Grâce à son nouveau statut d’artiste bankable, on envoie Marianne et ses musiciens dans un studio à la campagne où tout le monde s’ennuie très vite, et où la principale occupation est de faire venir de la cocaïne de Londres. Dans ces conditions, l’album n’avance pas et le producteur, excédé, finit par remercier les musiciens, réengage ceux du disque précédent, et loue à nouveau le studio Matrix à Londres où le travail sur Dangerous Acquaintances peut enfin débuter.
Après tant d’attente, les critiques ont tôt fait de ranger le disque au rayon des œuvres jugées trop commerciales, Dangerous Acquaintances ayant pour principal défaut de sortir après Broken English.
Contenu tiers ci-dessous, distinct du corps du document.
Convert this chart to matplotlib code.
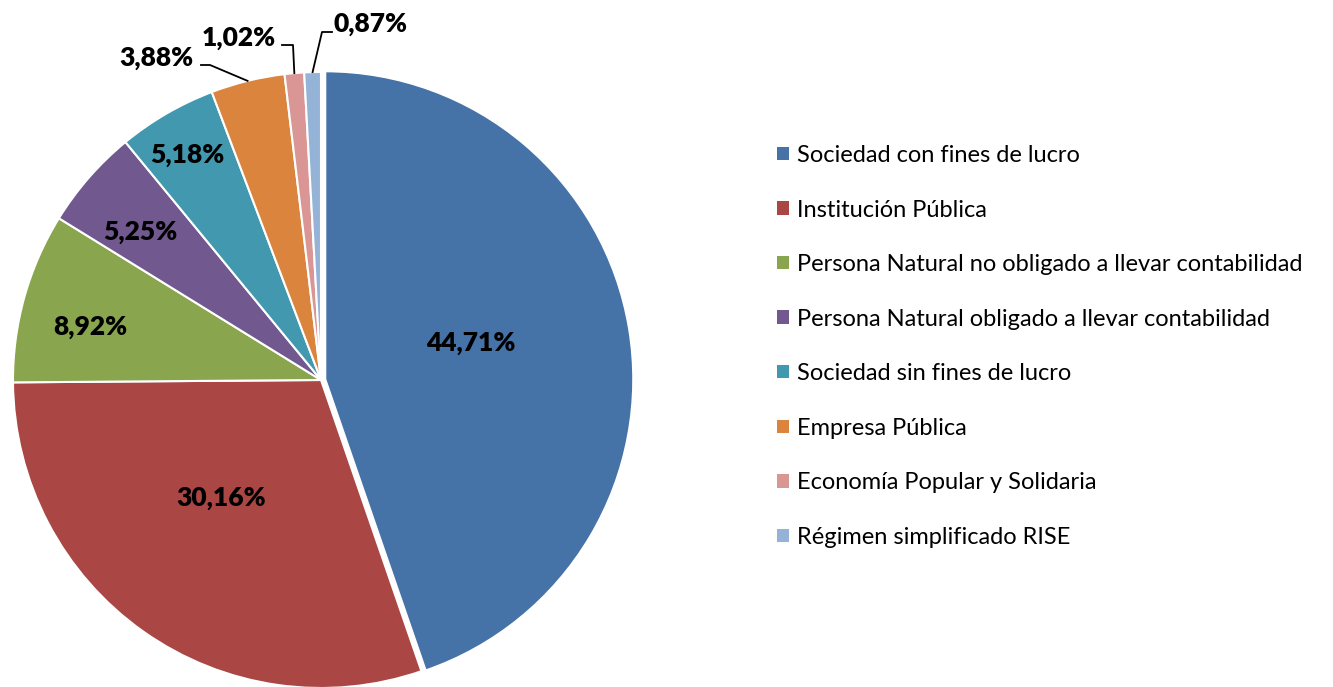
import numpy as np
import matplotlib
matplotlib.use("Agg")
import matplotlib.pyplot as plt
from matplotlib.patches import Patch

# chart data
categories = [
    "Sociedad con fines de lucro",
    "Institución Pública",
    "Persona Natural no obligado a llevar contabilidad",
    "Persona Natural obligado a llevar contabilidad",
    "Sociedad sin fines de lucro",
    "Empresa Pública",
    "Economía Popular y Solidaria",
    "Régimen simplificado RISE",
]
values = [44.71, 30.16, 8.92, 5.25, 5.18, 3.88, 1.02, 0.87]
labels = ["44,71%", "30,16%", "8,92%", "5,25%", "5,18%", "3,88%", "1,02%", "0,87%"]
colors = ["#4572A7", "#AA4643", "#89A54E", "#71588F",
          "#4198AF", "#DB843D", "#D99694", "#95B3D7"]

plt.rcParams['font.family'] = ['Lato', 'DejaVu Sans']

W, H = 1333, 687
fig = plt.figure(figsize=(W / 100, H / 100), dpi=100)
ax = fig.add_axes([0, 0, 1, 1])

cx, cy, R = 321, 380, 308  # pie centre / radius in pixels
def px(x, y):
    return (x - cx) / R, (cy - y) / R

wedges, _ = ax.pie(values, colors=colors, startangle=90, counterclock=False,
                   explode=[0.014] + [0] * 7,
                   wedgeprops=dict(edgecolor="white", linewidth=1.5))
ax.set_aspect('auto')
ax.set_xlim(-cx / R, (W - cx) / R)
ax.set_ylim(-(H - cy) / R, cy / R)
ax.axis('off')

# inside labels (radius, angle tweak in degrees)
inner_r = [0.5, 0.5, 0.77, 0.76, 0.85]
inner_da = [4.5, -5, 2.6, 1.8, 0.5]
for i, w in enumerate(wedges[:5]):
    ang = np.deg2rad((w.theta1 + w.theta2) / 2 + inner_da[i])
    ax.text(inner_r[i] * np.cos(ang), inner_r[i] * np.sin(ang), labels[i],
            ha='center', va='center', fontsize=19, fontweight='heavy', color='black')

# outside labels: leader elbow, line end, text anchor (pixels)
outer = [((210, 65), (201, 65), (193, 58), 'right'),
         ((293, 45), (282, 45), (276, 38), 'right'),
         ((322, 32), (332, 32), (334, 24), 'left')]
for (elbow, end, tpos, ha), w, lab in zip(outer, wedges[5:], labels[5:]):
    ang = np.deg2rad((w.theta1 + w.theta2) / 2)
    sx, sy = np.cos(ang), np.sin(ang)
    ex, ey = px(*elbow)
    lx, ly = px(*end)
    ax.plot([sx, ex, lx], [sy, ey, ly], color='black', lw=1.3)
    tx, ty = px(*tpos)
    ax.text(tx, ty, lab, ha=ha, va='center', fontsize=19,
            fontweight='heavy', color='black')

handles = [Patch(facecolor=c, edgecolor='none') for c in colors]
fig.legend(handles, categories, loc='upper left',
           bbox_to_anchor=(777 / W, (H - 145) / H), frameon=False,
           fontsize=17, handlelength=0.5, handleheight=0.5,
           handletextpad=0.35, labelspacing=1.42, borderpad=0, borderaxespad=0)

fig.savefig("out.png", dpi=100)
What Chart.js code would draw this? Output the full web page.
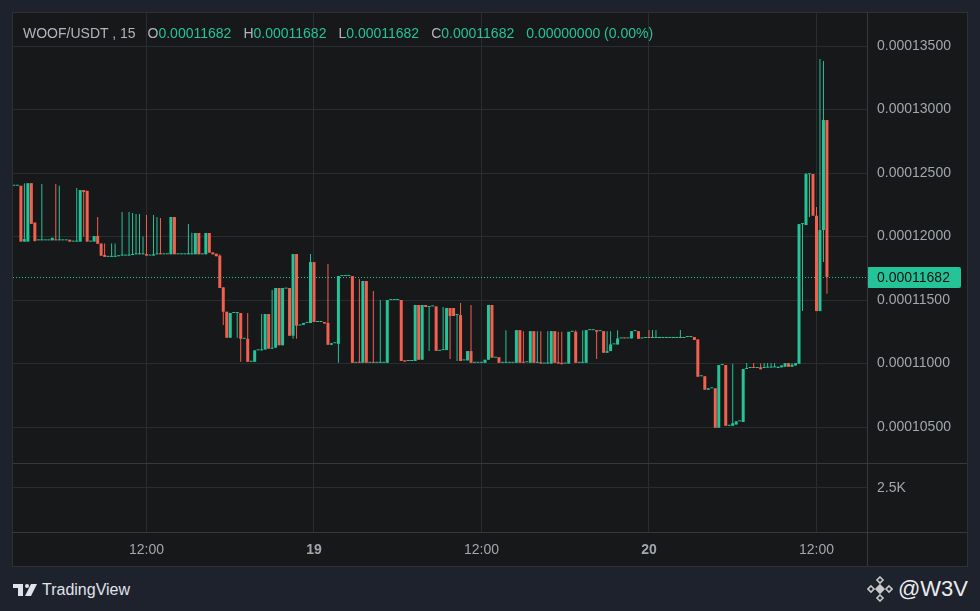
<!DOCTYPE html>
<html>
<head>
<meta charset="utf-8">
<title>WOOF/USDT 15</title>
<script src="https://cdn.jsdelivr.net/npm/chart.js@4.4.1/dist/chart.umd.min.js"></script>
<style>
html, body { margin: 0; padding: 0; width: 980px; height: 611px; overflow: hidden; background: #1e222d; font-family: "Liberation Sans", Arial, sans-serif; }
#panel { position: absolute; left: 12px; top: 12px; width: 954px; height: 553px; background: #161819; border: 1px solid #2e3236; }
.sep { position: absolute; background: #363a3e; }
canvas { position: absolute; }
#legend { position: absolute; left: 23px; top: 24px; font-size: 14px; line-height: 18px; color: #b2b5be; white-space: pre; }
#legend .g { margin-left: 12px; }
#legend .v { color: #25c398; }
#tv { position: absolute; left: 13px; top: 580px; height: 20px; display: flex; align-items: center; color: #e0e3eb; font-size: 16px; }
#tv svg { margin-right: 4px; }
#w3v { position: absolute; left: 867px; top: 574px; height: 30px; display: flex; align-items: center; color: #ececec; font-size: 22px; }
#w3v svg { margin-right: 5px; }
</style>
</head>
<body>
<div id="panel"></div>
<canvas id="priceChart" width="954" height="450" style="left:13px;top:13px"></canvas>
<canvas id="volChart" width="954" height="103" style="left:13px;top:463px"></canvas>
<div class="sep" style="left:867px;top:13px;width:1px;height:553px"></div>
<div class="sep" style="left:13px;top:463px;width:954px;height:1px"></div>
<div class="sep" style="left:13px;top:532px;width:954px;height:1px"></div>
<div id="legend">WOOF/USDT , 15<span class="g">O<span class="v">0.00011682</span></span><span class="g">H<span class="v">0.00011682</span></span><span class="g">L<span class="v">0.00011682</span></span><span class="g">C<span class="v">0.00011682</span></span><span class="g v">0.00000000 (0.00%)</span></div>
<div id="tv">
  <svg width="25" height="14" viewBox="0 0 25 14"><rect x="0" y="1" width="10" height="4" fill="#e0e3eb"/><rect x="5" y="1" width="5" height="12" fill="#e0e3eb"/><circle cx="14" cy="3" r="2" fill="#e0e3eb"/><polygon points="18,1 24,1 18,13 12,13" fill="#e0e3eb"/></svg>
  <span>TradingView</span>
</div>
<div id="w3v">
  <svg width="26" height="26" viewBox="0 0 26 26" fill="none" stroke="#c9c9c9" stroke-width="1.6"><polygon points="13,1 16,4 13,7 10,4"/><polygon points="13,19 16,22 13,25 10,22"/><polygon points="4,10 7,13 4,16 1,13"/><polygon points="22,10 25,13 22,16 19,13"/><polygon points="13,9 17,13 13,17 9,13" fill="#c9c9c9"/></svg>
  <span>@W3V</span>
</div>
<script>
// 15 min candles, prices in 1e-8 USDT
var opens = [
  12400,12400,12400,11960,11960,12420,12110,11970,11970,11970,
  11970,11970,11975,11970,11970,11970,11975,11960,11960,11960,
  12366,12360,11960,11960,12004,11945,11855,11840,11840,11840,
  11845,11850,11850,11850,11855,11860,11860,11860,11862,11850,
  11850,11860,11862,11860,11860,11860,12154,11860,11860,11860,
  11860,11860,11860,12028,11860,11860,12028,11875,11865,11850,
  11600,11408,11203,11398,11398,11398,11195,11195,11014,11014,
  11104,11104,11110,11390,11117,11125,11595,11144,11590,11595,
  11219,11862,11300,11305,11320,11319,11799,11327,11327,11327,
  11320,11148,11160,11155,11689,11689,11689,11689,11006,11010,
  11006,11650,11006,11010,11006,11006,11006,11006,11500,11500,
  11500,11500,11025,11020,11020,11020,11461,11030,11461,11445,
  11450,11450,11100,11106,11106,11437,11437,11382,11382,11025,
  11025,11098,11006,11006,11006,11006,11030,11461,11046,11050,
  11006,11006,11006,11006,11006,11263,11010,11010,11006,11255,
  11006,11010,11000,11000,11000,11255,11010,11006,11000,11000,
  11250,11250,11006,11006,11006,11263,11263,11263,11255,11255,
  11085,11098,11151,11150,11198,11200,11198,11198,11255,11255,
  11198,11201,11203,11201,11201,11201,11201,11201,11201,11201,
  11201,11201,11201,11209,11209,11209,11190,10900,10900,10794,
  10805,10805,10495,10988,10988,10510,10510,10520,10545,10540,
  10957,10965,10968,10965,10970,10965,10968,10968,10970,10965,
  10970,10975,11003,10975,10985,10998,12098,12090,12490,12492,
  12164,11413,12051,12917
];
var highs = [
  12400,12400,12400,12420,12420,12420,12110,11970,12413,11970,
  11970,11990,12413,12400,11970,11970,11975,11960,12382,12366,
  12366,12360,11960,12004,12154,11945,11945,11840,11945,11945,
  11845,12193,11850,12193,12185,12177,12177,12000,12170,11850,
  12170,12154,12146,11860,11860,12154,12154,11860,11860,11860,
  12098,12030,12028,12028,11860,12028,12028,11875,11865,11860,
  11600,11408,11398,11398,11398,11398,11195,11398,11014,11104,
  11104,11390,11390,11390,11579,11595,11595,11595,11590,11595,
  11862,11862,11300,11320,11320,11862,11799,11327,11327,11327,
  11784,11160,11160,11689,11689,11689,11689,11689,11006,11665,
  11650,11650,11006,11571,11006,11500,11006,11500,11500,11500,
  11500,11500,11025,11020,11020,11461,11461,11461,11461,11445,
  11450,11450,11100,11445,11437,11437,11437,11382,11476,11025,
  11098,11461,11006,11006,11006,11030,11461,11461,11046,11050,
  11006,11263,11006,11006,11263,11263,11255,11010,11255,11255,
  11255,11255,11000,11255,11255,11255,11250,11250,11000,11250,
  11255,11263,11006,11263,11263,11263,11263,11263,11255,11255,
  11255,11255,11151,11263,11198,11200,11198,11255,11255,11255,
  11198,11201,11264,11264,11264,11201,11201,11201,11201,11201,
  11201,11264,11209,11209,11209,11209,11190,10900,10900,10805,
  10805,10805,10988,10988,10988,10510,10998,10545,10545,10957,
  11004,10965,11004,10965,11000,11004,11004,11004,11004,10975,
  10985,11003,11003,11004,11003,12098,12098,12500,12490,12492,
  12232,13398,13382,12917
];
var lows = [
  12400,12400,11960,11960,11960,12100,11960,11970,11970,11970,
  11970,11970,11970,11970,11970,11970,11960,11960,11960,11960,
  11998,11960,11960,11960,11943,11849,11840,11840,11840,11840,
  11845,11850,11850,11850,11855,11860,11860,11860,11850,11850,
  11850,11860,11860,11860,11860,11860,11860,11860,11860,11860,
  11860,11860,11860,11860,11860,11860,11873,11860,11845,11595,
  11303,11203,11203,11398,11203,11014,11195,11014,11014,11014,
  11104,11104,11110,11117,11117,11125,11144,11144,11590,11219,
  11195,11195,11300,11305,11320,11319,11327,11327,11327,11315,
  11148,11148,11160,11006,11689,11689,11689,11006,11006,11006,
  11006,11006,11006,11006,11006,11006,11006,11006,11500,11500,
  11500,11020,11015,11020,11020,11020,11030,11030,11445,11098,
  11450,11100,11100,11106,11106,11035,11374,11020,11020,11025,
  11025,11006,11006,11006,11006,11006,11030,11046,11046,11006,
  11006,11006,11006,11006,11006,11006,11006,11010,11006,11006,
  11006,11000,11000,11000,11000,11006,11000,10995,11000,11000,
  11250,11006,11006,11006,11006,11263,11263,11035,11255,11085,
  11085,11098,11151,11150,11198,11198,11198,11198,11255,11195,
  11198,11201,11201,11201,11201,11201,11201,11201,11201,11201,
  11201,11201,11201,11209,11209,11185,10896,10900,10794,10794,
  10805,10495,10495,10988,10510,10510,10510,10520,10545,10540,
  10957,10965,10965,10965,10955,10965,10968,10968,10970,10965,
  10970,10975,10975,10975,10985,10998,11413,12090,12154,12164,
  11413,11413,11799,11550
];
var closes = [
  12400,12400,11960,11980,12420,12100,11965,11970,11970,11970,
  11970,11990,11970,11970,11970,11970,11960,11960,11960,12366,
  12350,11960,11960,12004,11943,11849,11840,11840,11840,11840,
  11845,11850,11850,11850,11855,11860,11860,11860,11850,11850,
  11860,11860,11860,11860,11860,12154,11860,11860,11860,11860,
  11860,11860,12028,11860,11860,12028,11873,11860,11845,11595,
  11408,11203,11398,11398,11398,11195,11195,11014,11014,11104,
  11104,11110,11390,11117,11125,11595,11144,11595,11590,11219,
  11862,11298,11300,11320,11320,11799,11327,11327,11327,11315,
  11148,11160,11160,11689,11689,11689,11689,11006,11006,11006,
  11650,11006,11006,11006,11006,11006,11006,11500,11500,11500,
  11500,11020,11015,11020,11020,11461,11030,11461,11445,11445,
  11450,11100,11100,11106,11437,11374,11374,11382,11020,11025,
  11098,11006,11006,11006,11006,11030,11461,11046,11046,11006,
  11006,11006,11006,11006,11263,11006,11006,11010,11255,11006,
  11006,11000,11000,11000,11255,11006,11000,10995,11000,11250,
  11255,11006,11006,11006,11263,11263,11263,11250,11255,11085,
  11098,11151,11151,11198,11198,11198,11198,11255,11255,11195,
  11198,11201,11201,11201,11201,11201,11201,11201,11201,11201,
  11201,11201,11209,11209,11209,11185,10896,10900,10794,10805,
  10805,10495,10988,10988,10510,10510,10530,10545,10545,10957,
  10965,10965,10965,10965,10955,10965,10968,10968,10970,10975,
  10985,11003,10975,10990,11003,12098,12098,12492,12490,12164,
  11413,12051,12917,11682
];

var UNIT = 1e-8;
var firstHour = 2.5;   // first candle: 18th 02:30, hours counted from 18th 00:00
var times = opens.map(function(o, i){ return firstHour + i * 0.25; });

var priceTicks = [10500, 11000, 11500, 12000, 12500, 13000, 13500];
var timeTicks = [12, 24, 36, 48, 60];
var timeLabels = ['12:00', '19', '12:00', '20', '12:00'];
var volumeTicks = [2500];

var UP = '#25c398';
var DOWN = '#f3604f';
var GRID = '#2a2d2f';
var TEXT = '#a3a6af';
var FONT = '"Liberation Sans", Arial, sans-serif';

var colors = opens.map(function(o, i){ return closes[i] >= o ? UP : DOWN; });
var lastClose = closes[closes.length - 1] * UNIT;

var xMin = 2.435, xMax = 63.62;

var lastPricePlugin = {
	id: 'lastPrice',
	beforeDatasetsDraw: function(chart){
		var ctx = chart.ctx, area = chart.chartArea;
		var py = Math.round(chart.scales.y.getPixelForValue(lastClose)) + 0.5;
		ctx.save();
		ctx.strokeStyle = UP;
		ctx.lineWidth = 1;
		ctx.setLineDash([1, 2]);
		ctx.beginPath();
		ctx.moveTo(area.left, py);
		ctx.lineTo(area.right, py);
		ctx.stroke();
		ctx.restore();
	},
	afterDraw: function(chart){
		var ctx = chart.ctx, area = chart.chartArea;
		var py = Math.round(chart.scales.y.getPixelForValue(lastClose));
		ctx.save();
		ctx.fillStyle = UP;
		ctx.beginPath();
		ctx.roundRect(area.right, py - 10, 94, 21, 2);
		ctx.fill();
		ctx.fillStyle = '#101314';
		ctx.font = '14px ' + FONT;
		ctx.textBaseline = 'middle';
		ctx.fillText(lastClose.toFixed(8), area.right + 10, py + 1);
		ctx.restore();
	}
};

var priceChart = new Chart(document.getElementById('priceChart'), {
	type: 'bar',
	data: {
		datasets: [
			{
				label: 'wick',
				data: times.map(function(t, i){ return {x: t, y: [lows[i] * UNIT, highs[i] * UNIT]}; }),
				backgroundColor: colors,
				barThickness: 1,
				borderWidth: 0,
				inflateAmount: 0,
				grouped: false,
				order: 2
			},
			{
				label: 'body',
				data: times.map(function(t, i){ return {x: t, y: [opens[i] * UNIT, closes[i] * UNIT]}; }),
				backgroundColor: colors,
				barThickness: 3,
				minBarLength: 1,
				borderWidth: 0,
				inflateAmount: 0,
				grouped: false,
				order: 1
			}
		]
	},
	options: {
		responsive: false,
		animation: false,
		layout: { padding: 0 },
		plugins: { legend: { display: false }, tooltip: { enabled: false } },
		scales: {
			x: {
				type: 'linear',
				min: xMin,
				max: xMax,
				offset: false,
				afterBuildTicks: function(s){ s.ticks = timeTicks.map(function(v){ return {value: v}; }); },
				afterFit: function(s){ s.height = 0; s.paddingLeft = 0; s.paddingRight = 0; },
				ticks: { display: false },
				grid: { color: GRID, drawTicks: false, offset: false },
				border: { display: false }
			},
			y: {
				position: 'right',
				beginAtZero: false,
				min: 10217 * UNIT,
				max: 13760 * UNIT,
				afterBuildTicks: function(s){ s.ticks = priceTicks.map(function(v){ return {value: v * UNIT}; }); },
				afterFit: function(s){ s.width = 100; s.paddingTop = 0; s.paddingBottom = 0; },
				ticks: {
					color: TEXT,
					padding: 10,
					font: { family: FONT, size: 14 },
					callback: function(v){ return v.toFixed(8); }
				},
				grid: { color: GRID, drawTicks: false },
				border: { display: false }
			}
		}
	},
	plugins: [lastPricePlugin]
});

var volChart = new Chart(document.getElementById('volChart'), {
	type: 'bar',
	data: { datasets: [] },
	options: {
		responsive: false,
		animation: false,
		layout: { padding: 0 },
		plugins: { legend: { display: false }, tooltip: { enabled: false } },
		scales: {
			x: {
				type: 'linear',
				min: xMin,
				max: xMax,
				offset: false,
				afterBuildTicks: function(s){ s.ticks = timeTicks.map(function(v){ return {value: v}; }); },
				afterFit: function(s){ s.height = 34; s.paddingLeft = 0; s.paddingRight = 0; },
				ticks: {
					color: TEXT,
					padding: 10,
					maxRotation: 0,
					autoSkip: false,
					font: function(c){ return { family: FONT, size: 14, weight: timeLabels[c.index] && timeLabels[c.index].length <= 2 ? 'bold' : 'normal' }; },
					callback: function(v, i){ return timeLabels[i]; }
				},
				grid: { color: GRID, drawTicks: false, offset: false },
				border: { display: false }
			},
			y: {
				position: 'right',
				min: 0,
				max: 3920,
				afterBuildTicks: function(s){ s.ticks = volumeTicks.map(function(v){ return {value: v}; }); },
				afterFit: function(s){ s.width = 100; s.paddingTop = 0; s.paddingBottom = 0; },
				ticks: {
					color: TEXT,
					padding: 10,
					font: { family: FONT, size: 14 },
					callback: function(v){ return (v / 1000) + 'K'; }
				},
				grid: { color: GRID, drawTicks: false },
				border: { display: false }
			}
		}
	}
});
</script>
</body>
</html>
Sans doute mal estimé en son temps, l’album contient pourtant de nombreuses pépites, à commencer par Sweetheart, le titre d’ouverture qui en est extrait en premier ou deuxième single selon les pays. Introduit par des cuivres, le morceau à tendance reggae est rythmé et dansant et marque ainsi la rupture sans concessions avec Broken English. Sur une composition de Barry Reynolds, Marianne Faithfull brode un texte qui entérine une volonté de changement et surtout une affirmation de sa liberté en tant que femme.
Le 45t est commercialisé avec des pochettes très différentes selon les pays. En France on gardera tout simplement le portrait de la chanteuse qui habille aussi l’album et l’on opte pour For Beautie’s Sake en face B, un titre de l’album. Au Royaume-Uni par contre c’est Over Here, un inédit, qui a les faveurs de la « B side ».
Échec commercial, Sweetheart ne décroche qu’une 29e place dans les classements belges mais fait toutefois un joli parcours dans les discothèques françaises où il fait partie des 20 meilleures diffusions à l’hiver 81/82. L’album Dangerous Acquaintances est, quant à lui, un succès dans les pays nordiques, au Canada, en Nouvelle-Zélande, mais également en France où il obtient un disque d’or. Un joli score qui offre une belle visibilité à la chanteuse qui va retrouver son ami Serge Gainsbourg pour les besoins d’un numéro de l’émission Les Enfants du rock. Après lui avoir offert un morceau pour le film musical Anna en 1967, Gainsbourg va en effet mettre en images deux chansons du nouvel album de Faithfull : Sweetheart et Intrigue. Le tournage a lieu à Londres et les images du making of laissent apparaître une belle complicité entre les deux artistes. À un Gainsbourg qui veut la faire jouer nonchalamment avec sa fourrure, Faithfull lui rétorque moqueuse et en français : « Je ne suis pas Brigitte Bardot ! » Par la suite, la chanteuse n’aura de cesse de vanter les qualités de son ami et participera en 2006 à l’album hommage Monsieur Gainsbourg Revisited.
Après des années 80 et 90 au succès plus confidentiel, Marianne Faithfull revient dès les années 2000 avec des collaborations prestigieuses (Beck, Daho, PJ Harvey, Nick Cave…) qui lui valent à nouveau des critiques élogieuses.